Il Museo diffuso permanente nella Villa 

Era soprattutto nell’area intorno alla piscina, tra la vegetazione del giardino, che erano collocate molte delle sculture marmoree, copie di originali greci, inserite ad abbellimento della villa. Trasferite in passato a Pompei, nei depositi del Parco archeologico, o in parte esposte presso il Palazzo Criscuolo di Torre Annunziata, quindici di quelle statue sono state recentemente riportate nella villa e ricollocate in modo da esaltarne il valore intrinseco e la perfetta integrazione negli ambienti originari. A cominciare dal grande cratere di marmo pentelico a bassorilievi che apre l’affascinante percorso, per proseguire con l’alata Nike acefala, l’Artemide e l’Efebo, il busto di Eracle, il Bambino con l’oca, una pregevole testa di Afrodite, vari ritratti di bambini, i Centauri e il gruppo del Satiro con Ermafrodito.  

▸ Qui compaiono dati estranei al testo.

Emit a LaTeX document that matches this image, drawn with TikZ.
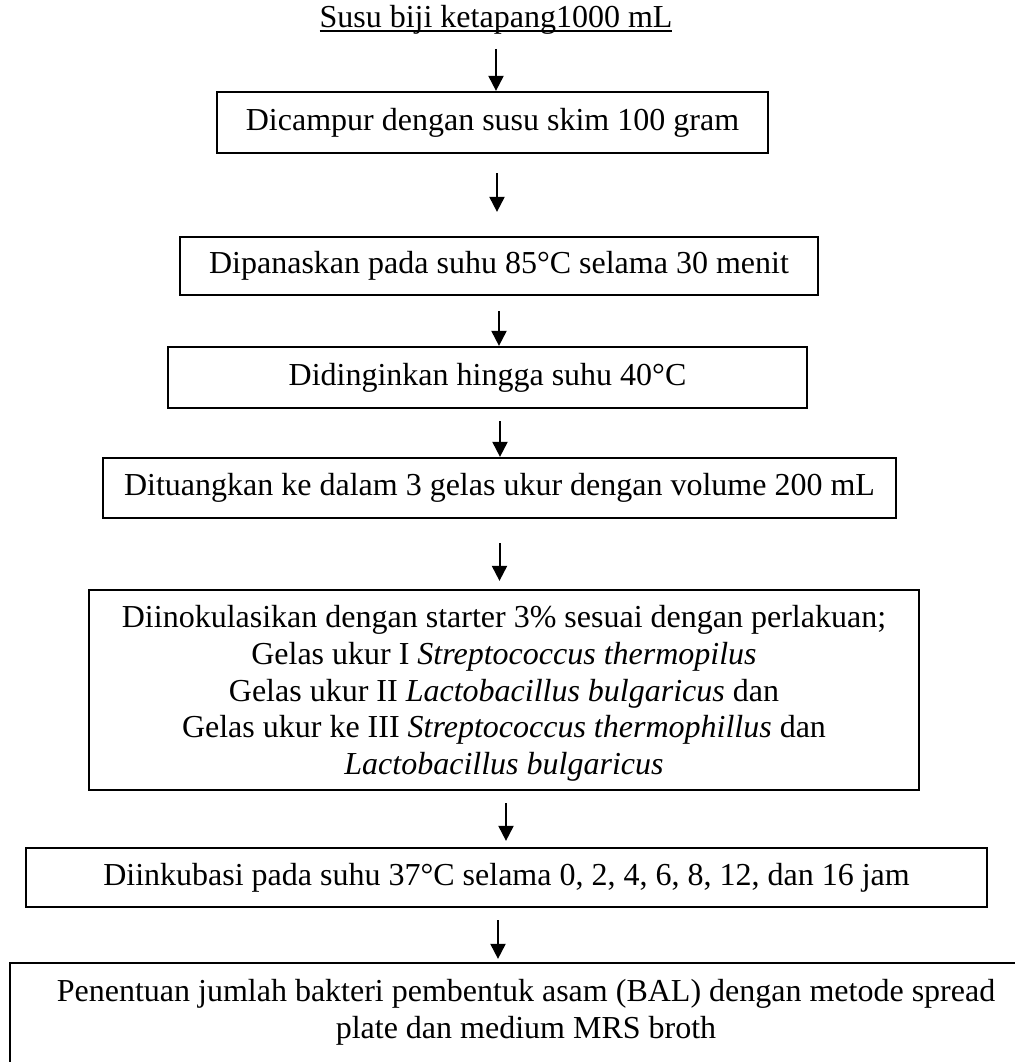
\documentclass[tikz,border=0pt]{standalone}
\usepackage{fontspec}
\setmainfont{Liberation Serif}
\usetikzlibrary{arrows.meta}

\newlength{\ulwidth}
\newcommand{\wordul}[1]{\settowidth{\ulwidth}{#1}\rlap{\rule[-2pt]{\ulwidth}{0.8pt}}#1}
\setlength{\lineskiplimit}{-20pt}

\begin{document}
\begin{tikzpicture}[x=0.4pt,y=-0.4pt,
  font=\fontsize{12.8}{14.7}\selectfont,
  stepbox/.style={draw, line width=0.9pt, inner sep=0pt, align=center},
  flow/.style={-{Triangle[length=6pt,width=6pt]}, line width=0.8pt}]
\useasboundingbox (0,0) rectangle (1015,1062);
\clip (0,0) rectangle (1015,1062);
\node[inner sep=0pt, anchor=base] (judul) at (496,27) {\wordul{Susu biji ketapang1000 mL}};
\node[stepbox, minimum width=551*0.4pt, minimum height=61*0.4pt] (campur) at (492.5,122.5) {Dicampur dengan susu skim 100 gram};
\node[stepbox, minimum width=638*0.4pt, minimum height=58*0.4pt] (panas) at (499,266) {Dipanaskan pada suhu 85°C selama 30 menit};
\node[stepbox, minimum width=639*0.4pt, minimum height=61*0.4pt] (dingin) at (487.5,377.5) {Didinginkan hingga suhu 40°C};
\node[stepbox, minimum width=793*0.4pt, minimum height=60*0.4pt] (tuang) at (499.5,488) {Dituangkan ke dalam 3 gelas ukur dengan volume 200 mL};
\node[stepbox, minimum width=830*0.4pt, minimum height=200*0.4pt, text depth=-5pt] (inokulasi) at (504,690) {Diinokulasikan dengan starter 3\% sesuai dengan perlakuan;\\
  Gelas ukur I \textit{Streptococcus thermopilus}\\
  Gelas ukur II \textit{Lactobacillus bulgaricus} dan\\
  Gelas ukur ke III \textit{Streptococcus thermophillus} dan\\
  \textit{Lactobacillus bulgaricus}};
\node[stepbox, minimum width=961*0.4pt, minimum height=59*0.4pt] (inkubasi) at (506.5,877.5) {Diinkubasi pada suhu 37°C selama 0, 2, 4, 6, 8, 12, dan 16 jam};
\node[stepbox, minimum width=1032*0.4pt, minimum height=140*0.4pt, text depth=19pt] (hitung) at (526,1033) {Penentuan jumlah bakteri pembentuk asam (BAL) dengan metode spread\\
  plate dan medium MRS broth};
\draw[flow, shorten <=5.8pt] (judul.south) -- (judul.south |- campur.north);
\draw[flow, shorten <=7.6pt, shorten >=9.6pt] ([xshift=1.8pt]campur.south) -- ([xshift=1.8pt]campur.south |- panas.north);
\draw[flow, shorten <=6pt] (panas.south) -- (panas.south |- dingin.north);
\draw[flow, shorten <=4.8pt] ([xshift=5pt]dingin.south) -- ([xshift=5pt]dingin.south |- tuang.north);
\draw[flow, shorten <=9.6pt, shorten >=3.2pt] (tuang.south) -- (tuang.south |- inokulasi.north);
\draw[flow, shorten <=4.8pt, shorten >=2.4pt] ([xshift=0.8pt]inokulasi.south) -- ([xshift=0.8pt]inokulasi.south |- inkubasi.north);
\draw[flow, shorten <=4.8pt, shorten >=1.2pt] ([xshift=-3.4pt]inkubasi.south) -- ([xshift=-3.4pt]inkubasi.south |- hitung.north);
\end{tikzpicture}
\end{document}
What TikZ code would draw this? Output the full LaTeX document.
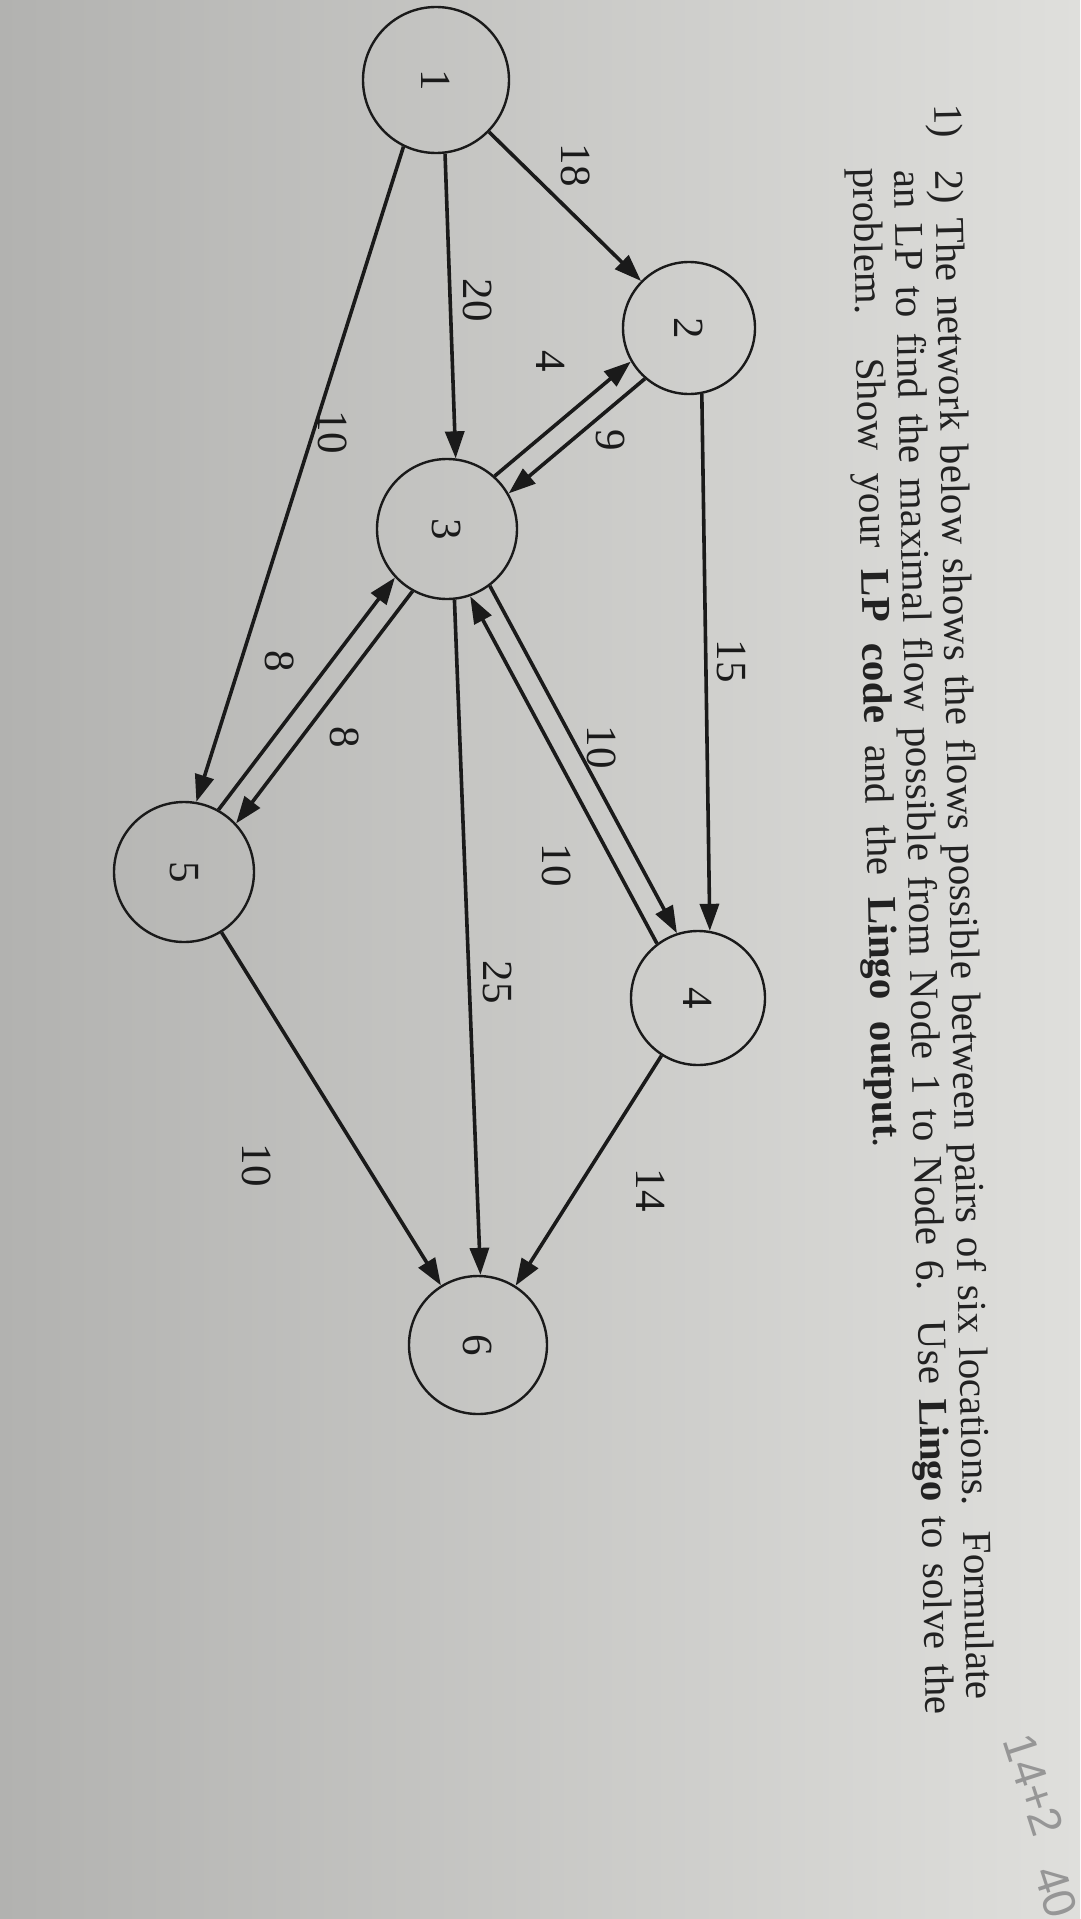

Così, la Villa A di Oplontis è diventata parte integrante e qualificante di un Museo diffuso permanente, che propone ai visitatori l’aspetto più vicino a quello originario dell’edificio e delle sue pertinenze, regalando loro un percorso emozionale in grado di rendere impedibile la tappa dell’itinerario vesuviano corrispondente alla più nota villa dell’antica Oplontis.

La Villa B

Era proprio una villa rustica, invece, la seconda ritornata alla luce nel 1974 ad Oplontis, la “B” di Lucius Crassius Tertius, che non è aperta al pubblico. Il ritrovamento di un gran numero di anfore accatastate, di pesi e di suppellettili ha fatto ipotizzare che la struttura fosse in parte utilizzata come deposito e adibita alla trasformazione dei prodotti agricoli del luogo, mentre gli altri ambienti, tutti affrescati, dove sono stati rinvenuti gioielli e monete d’oro e d’argento, dovevano essere l’abitazione del dominus, Lucius appunto. Al contrario della villa di Poppea, nella villa vicina l’eruzione provocò ben 54 vittime, che forse si erano rifugiate lì pensando di mettersi al sicuro dall’inferno di fuoco riversato dal Vesuvio sulla città in quel drammatico giorno dell’estate del 79 d.C.